Was bayerische Eltern, die sich in WhatsApp-Gruppen austauschen, bestätigen. Sie beschreiben etwa, wie sich das Verhalten ihrer Kinder allmählich negativ verändert. Ein offenes Ohr finden Eltern bei den Ergänzenden Unabhängigen Teilhabeberatungen, die es überall in Bayern gibt.

Im unterfränkischen Gemünden berät Sylvia Glassen. Die momentane Situation bringt Eltern mit behinderten Kindern an ihre psychischen und körperlichen Grenzen, sagt sie. Besonders überlastet seien Eltern mit behinderten Kindern, die selbst eine Behinderung oder chronische Erkrankung haben. Die Pflege sei nun noch aufwendiger.

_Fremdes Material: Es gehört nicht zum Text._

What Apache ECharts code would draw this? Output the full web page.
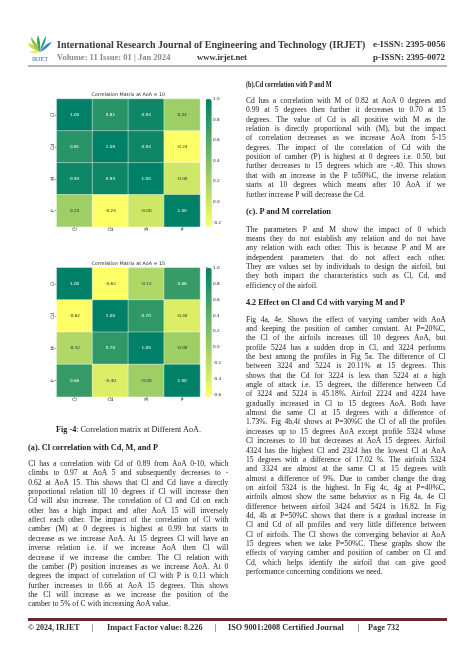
<!DOCTYPE html>
<html>
<head>
<meta charset="utf-8">
<script src="https://cdn.jsdelivr.net/npm/echarts@6/dist/echarts.min.js"></script>
<style>
html,body{margin:0;padding:0;background:#fff;}
#page{position:relative;width:474px;height:670px;overflow:hidden;background:#fff;}
#main{position:absolute;left:0;top:0;width:474px;height:670px;}
.t{position:absolute;font-family:'Liberation Serif',serif;font-size:7.6px;line-height:9.35px;color:#1c1c1c;white-space:nowrap;transform-origin:0 50%;}
.b{font-weight:bold;}
.hd{font-size:8px;}
#rule{position:absolute;left:28px;top:65px;width:419px;height:1.6px;background:#b4b4b4;}
#foot{position:absolute;left:28px;top:618px;width:419px;height:2.6px;background:#6e2431;}
#logo{position:absolute;left:27px;top:33px;}
</style>
</head>
<body>
<div id="page">
  <div id="main"></div>
  <svg id="logo" width="27" height="29" viewBox="0 0 27 29">
    <path d="M13 19 C 6 17, 2 13, 1 10 C 5 11, 10 14, 13 19 Z" fill="#c7d63a"/>
    <path d="M13 19 C 7 14, 4 9, 4 4 C 8 8, 11 13, 13 19 Z" fill="#8cc04a"/>
    <path d="M13 19 C 10 13, 9 7, 11 2 C 13 7, 14 13, 13 19 Z" fill="#3fa55a"/>
    <path d="M13 19 C 14 13, 16 7, 19 3 C 19 9, 16 14, 13 19 Z" fill="#2b9a8c"/>
    <path d="M13 19 C 16 14, 20 10, 25 9 C 22 13, 18 17, 13 19 Z" fill="#3a7fc2"/>
    <path d="M13 19 C 9 18, 5 18, 2 19 C 6 20, 10 20, 13 19 Z" fill="#e3d93a"/>
    <text x="13" y="27.5" text-anchor="middle" font-family="Liberation Serif" font-size="6.2" fill="#2f6fb5">IRJET</text>
  </svg>
  <div id="rule"></div>
  <div id="foot"></div>
</div>
<script>
// data
var cats = ['Cl', 'Cd', 'M', 'P'];
var corrAoA10 = [
  [1.00, 0.81, 0.93, 0.23],
  [0.81, 1.00, 0.93, -0.24],
  [0.93, 0.93, 1.00, -0.004],
  [0.23, -0.24, -0.004, 1.00]
];
var corrAoA15 = [
  [1.00, -0.62, -0.12, 0.66],
  [-0.62, 1.00, 0.70, -0.40],
  [-0.12, 0.70, 1.00, -0.004],
  [0.66, -0.40, -0.004, 1.00]
];
var cbTicks10 = [-0.2, 0, 0.2, 0.4, 0.6, 0.8, 1.0];
var cbTicks15 = [-0.6, -0.4, -0.2, 0, 0.2, 0.4, 0.6, 0.8, 1.0];
var chartTitles = ['Correlation Matrix at AoA = 10', 'Correlation Matrix at AoA = 15'];

var page = document.getElementById('page');

// place one line of text, stretch/shrink to the given width
function putText(txt, x, y, w, cls, justify) {
  var d = document.createElement('div');
  d.className = 't' + (cls ? ' ' + cls : '');
  d.textContent = txt;
  d.style.left = x + 'px';
  d.style.top = (y - 4.675) + 'px';
  page.appendChild(d);
  var nat = d.getBoundingClientRect().width;
  if (!w) return d;
  var n = (txt.match(/ /g) || []).length;
  if (nat > w) {
    d.style.transform = 'scaleX(' + (w / nat) + ')';
  } else if (justify && n > 0) {
    d.style.wordSpacing = ((w - nat) / n) + 'px';
  }
  return d;
}
function fitText(txt, x0, x1, y, cls, size) {
  var d = putText(txt, x0, y, 0, cls);
  if (size) d.style.fontSize = size + 'px';
  var nat = d.getBoundingClientRect().width;
  d.style.transform = 'scaleX(' + ((x1 - x0) / nat) + ')';
  return d;
}
function para(lines, x, y0, w) {
  for (var i = 0; i < lines.length; i++) {
    putText(lines[i], x, y0 + i * 9.35, w, '', i < lines.length - 1);
  }
}

// header
fitText('International Research Journal of Engineering and Technology (IRJET)', 57.3, 365.7, 44.3, 'b', 9.6).style.color = '#3a3a3a';
fitText('e-ISSN: 2395-0056', 372.7, 445, 44.3, 'b', 8).style.color = '#333';
var vol = fitText('Volume: 11 Issue: 01 | Jan 2024', 57.3, 170.7, 57.3, 'b', 7.8);
vol.style.color = '#8a8a8a';
fitText('www.irjet.net', 196.7, 246.7, 57.3, 'b', 7.8).style.color = '#333';
fitText('p-ISSN: 2395-0072', 373, 445, 57.3, 'b', 8).style.color = '#333';

// right column
fitText('(b).Cd correlation with P and M', 246, 331.7, 84.3, 'b hd');
para([
  'Cd has a correlation with M of 0.82 at AoA 0 degrees and',
  '0.99 at 5 degrees then further it decreases to 0.70 at 15',
  'degrees. The value of Cd is all positive with M as the',
  'relation is directly proportional with (M), but the impact',
  'of correlation decreases as we increase AoA from 5-15',
  'degrees. The impact of the correlation of Cd with the',
  'position of camber (P) is highest at 0 degrees i.e. 0.50, but',
  'further decreases to 15 degrees which are -.40. This shows',
  'that with an increase in the P to50%C, the inverse relation',
  'starts at 10 degrees which means after 10 AoA if we',
  'further increase P will decrease the Cd.'
], 246, 100.7, 199.7);
fitText('(c). P and M correlation', 246, 331, 211.7, 'b hd');
para([
  'The parameters P and M show the impact of 0 which',
  'means they do not establish any relation and do not have',
  'any relation with each other. This is because P and M are',
  'independent parameters that do not affect each other.',
  'They are values set by individuals to design the airfoil, but',
  'they both impact the characteristics such as Cl, Cd, and',
  'efficiency of the airfoil.'
], 246, 229.3, 199.7);
fitText('4.2 Effect on Cl and Cd with varying M and P', 246, 405, 302.7, 'b hd');
para([
  'Fig 4a, 4e. Shows the effect of varying camber with AoA',
  'and keeping the position of camber constant. At P=20%C,',
  'the Cl of the airfoils increases till 10 degrees AoA, but',
  'profile 5224 has a sudden drop in Cl, and 3224 performs',
  'the best among the profiles in Fig 5a. The difference of Cl',
  'between 3224 and 5224 is 20.11% at 15 degrees. This',
  'shows that the Cd for 3224 is less than 5224 at a high',
  'angle of attack i.e. 15 degrees, the difference between Cd',
  'of 3224 and 5224 is 45.18%. Airfoil 2224 and 4224 have',
  'gradually increased in Cl to 15 degrees AoA. Both have',
  'almost the same Cl at 15 degrees with a difference of',
  '1.73%. Fig 4b,4f shows at P=30%C the Cl of all the profiles',
  'increases up to 15 degrees AoA except profile 5324 whose',
  'Cl increases to 10 but decreases at AoA 15 degrees. Airfoil',
  '4324 has the highest Cl and 2324 has the lowest Cl at AoA',
  '15 degrees with a difference of 17.02 %. The airfoils 5324',
  'and 3324 are almost at the same Cl at 15 degrees with',
  'almost a difference of 9%. Due to camber change the drag',
  'on airfoil 5324 is the highest. In Fig 4c, 4g at P=40%C,',
  'airfoils almost show the same behavior as n Fig 4a, 4e Cl',
  'difference between airfoil 3424 and 5424 is 16.82. In Fig',
  '4d, 4h at P=50%C shows that there is a gradual increase in',
  'Cl and Cd of all profiles and very little difference between',
  'Cl of airfoils. The Cl shows the converging behavior at AoA',
  '15 degrees when we take P=50%C. These graphs show the',
  'effects of varying camber and position of camber on Cl and',
  'Cd, which helps identify the airfoil that can give good',
  'performance concerning conditions we need.'
], 246, 319.3, 199.7);

// left column
var cap = putText('', 56, 429.3, 0, '');
cap.innerHTML = '<b>Fig -4</b>: Correlation matrix at Different AoA.';
cap.style.transform = 'scaleX(' + (145 / cap.getBoundingClientRect().width) + ')';
fitText('(a).  Cl correlation with Cd, M, and P', 28.3, 158.3, 447.7, 'b hd');
para([
  'Cl has a correlation with Cd of 0.89 from AoA 0-10, which',
  'climbs to 0.97 at AoA 5 and subsequently decreases to -',
  '0.62 at AoA 15. This shows that Cl and Cd have a directly',
  'proportional relation till 10 degrees if Cl will increase then',
  'Cd will also increase. The correlation of Cl and Cd on each',
  'other has a high impact and after AoA 15 will inversely',
  'affect each other. The impact of the correlation of Cl with',
  'camber (M) at 0 degrees is highest at 0.99 but starts to',
  'decrease as we increase AoA. At 15 degrees Cl will have an',
  'inverse relation i.e. if we increase AoA then Cl will',
  'decrease if we increase the camber. The Cl relation with',
  'the camber (P) position increases as we increase AoA. At 0',
  'degrees the impact of correlation of Cl with P is 0.11 which',
  'further increases to 0.66 at AoA 15 degrees. This shows',
  'the Cl will increase as we increase the position of the',
  'camber to 5% of C with increasing AoA value.'
], 28.3, 463.7, 200);

// footer
fitText('\u00a9 2024, IRJET', 28.3, 80, 627.3, 'b', 8).style.color = '#333';
fitText('|', 92, 93.5, 627.3, 'b', 8).style.color = '#333';
fitText('Impact Factor value: 8.226', 106.7, 202.3, 627.3, 'b', 8).style.color = '#333';
fitText('|', 215, 216.5, 627.3, 'b', 8).style.color = '#333';
fitText('ISO 9001:2008 Certified Journal', 228.3, 344, 627.3, 'b', 8).style.color = '#333';
fitText('|', 357.5, 359, 627.3, 'b', 8).style.color = '#333';
fitText('Page 732', 367.7, 399, 627.3, 'b', 8).style.color = '#333';

// heatmaps (seaborn summer_r look)
function cellTextColor(v, lo, hi) {
  var t = (v - lo) / (hi - lo);
  var rgb = [255 * (1 - t), 255 - 127 * t, 102].map(function (c) {
    c = c / 255;
    return c <= 0.03928 ? c / 12.92 : Math.pow((c + 0.055) / 1.055, 2.4);
  });
  var lum = 0.2126 * rgb[0] + 0.7152 * rgb[1] + 0.0722 * rgb[2];
  return lum > 0.408 ? '#262626' : '#ffffff';
}
function cells(mat, lo, hi) {
  var out = [];
  for (var r = 0; r < mat.length; r++) {
    for (var c = 0; c < mat[r].length; c++) {
      out.push({ value: [c, r, mat[r][c]], label: { color: cellTextColor(mat[r][c], lo, hi) } });
    }
  }
  return out;
}
function matMin(mat) { return Math.min.apply(null, [].concat.apply([], mat)); }
function matMax(mat) { return Math.max.apply(null, [].concat.apply([], mat)); }

var lo10 = matMin(corrAoA10), hi10 = matMax(corrAoA10);
var lo15 = matMin(corrAoA15), hi15 = matMax(corrAoA15);

var boxes = [
  { left: 56.7, top: 99, width: 143.3, height: 127.7 },
  { left: 56.7, top: 267.7, width: 143.3, height: 129 }
];
var ranges = [[lo10, hi10], [lo15, hi15]];
var ticks = [cbTicks10, cbTicks15];
var mats = [corrAoA10, corrAoA15];

var grids = [], xAxes = [], yAxes = [], series = [], vms = [], titles = [];
var axisFont = { fontFamily: 'DejaVu Sans', fontSize: 4.6, color: '#262626' };

boxes.forEach(function (b, i) {
  var lo = ranges[i][0], hi = ranges[i][1];
  grids.push({ left: b.left, top: b.top, width: b.width, height: b.height });
  grids.push({ left: 205.7, top: b.top, width: 6, height: b.height });
  var g = i * 2;
  xAxes.push({
    type: 'category', data: cats, gridIndex: g, position: 'bottom',
    axisLine: { show: false }, splitLine: { show: false },
    axisTick: { show: true, alignWithLabel: true, length: 2, lineStyle: { color: '#333', width: 0.5 } },
    axisLabel: Object.assign({ margin: 0.5 }, axisFont)
  });
  yAxes.push({
    type: 'category', data: cats, gridIndex: g, inverse: true,
    axisLine: { show: false }, splitLine: { show: false },
    axisTick: { show: true, alignWithLabel: true, length: 2, lineStyle: { color: '#333', width: 0.5 } },
    axisLabel: Object.assign({ margin: 1, rotate: 90 }, axisFont)
  });
  xAxes.push({ type: 'value', gridIndex: g + 1, show: false });
  yAxes.push({
    type: 'value', gridIndex: g + 1, min: lo, max: hi, position: 'right',
    axisLine: { show: false }, splitLine: { show: false },
    axisTick: { show: true, length: 2, customValues: ticks[i], lineStyle: { color: '#333', width: 0.5 } },
    axisLabel: Object.assign({ margin: 1.2, customValues: ticks[i], formatter: function (v) { return v.toFixed(1); } }, axisFont, { fontSize: 4.2 })
  });
  series.push({
    type: 'heatmap', xAxisIndex: g, yAxisIndex: g,
    data: cells(mats[i], lo, hi),
    label: { show: true, fontFamily: 'DejaVu Sans', fontSize: 4.2, formatter: function (p) { return p.value[2].toFixed(2); } },
    itemStyle: { borderColor: 'rgba(255,255,255,0.85)', borderWidth: 0.5 },
    emphasis: { disabled: true }
  });
  vms.push({
    type: 'continuous', seriesIndex: i, dimension: 2, min: lo, max: hi,
    inRange: { color: ['#ffff66', '#008066'] },
    left: 205.7, top: b.top, itemWidth: 6, itemHeight: b.height,
    padding: 0, calculable: false, hoverLink: false, text: null
  });
  titles.push({
    text: chartTitles[i], left: b.left + b.width / 2, top: b.top - 6.7, textAlign: 'center', padding: 0,
    textStyle: { fontFamily: 'DejaVu Sans', fontSize: 4.8, fontWeight: 'normal', color: '#262626' }
  });
});

var myChart = echarts.init(document.getElementById('main'));
myChart.setOption({
  animation: false,
  title: titles,
  grid: grids,
  xAxis: xAxes,
  yAxis: yAxes,
  visualMap: vms,
  series: series
});
</script>
</body>
</html>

Die Energie für die Betreuung der Kinder ist auch dann schnell aufgebraucht, wenn die Lebensumstände prekär sind, schildert Thomas Reinsdorf, der die Heilpädagogische Tagesstätte des Vereins Kinderschutz München leitet. Hier werden regulär rund 30 von seelischer Behinderung bedrohte Kinder betreut. Fast alle Eltern haben sich entschieden, ihr Kind in der Krise weiterbetreuen zu lassen. Ein Teil der Kinder stammt aus Familien mit Suchtproblematik, einige Familien leben unter beengten Wohnverhältnissen, auch Arbeitslosigkeit oder Gewalt zählen zu den Belastungsfaktoren. Was sie in der Krise bisher erlebt haben, ist für manche Eltern sehr niederdrückend gewesen, heißt es von der Initiative Offene Behindertenarbeit - evangelisch in der Region München (OBA).

Viele Familien hofften nun, dass ihre Situation nach Abklingen der Pandemie besser wird, als sie bisher war, so Mitarbeiterin Elisabeth Krauss: Sie wünschen sich künftig flexiblere Betreuungsmöglichkeiten und weniger Stress in der Schule.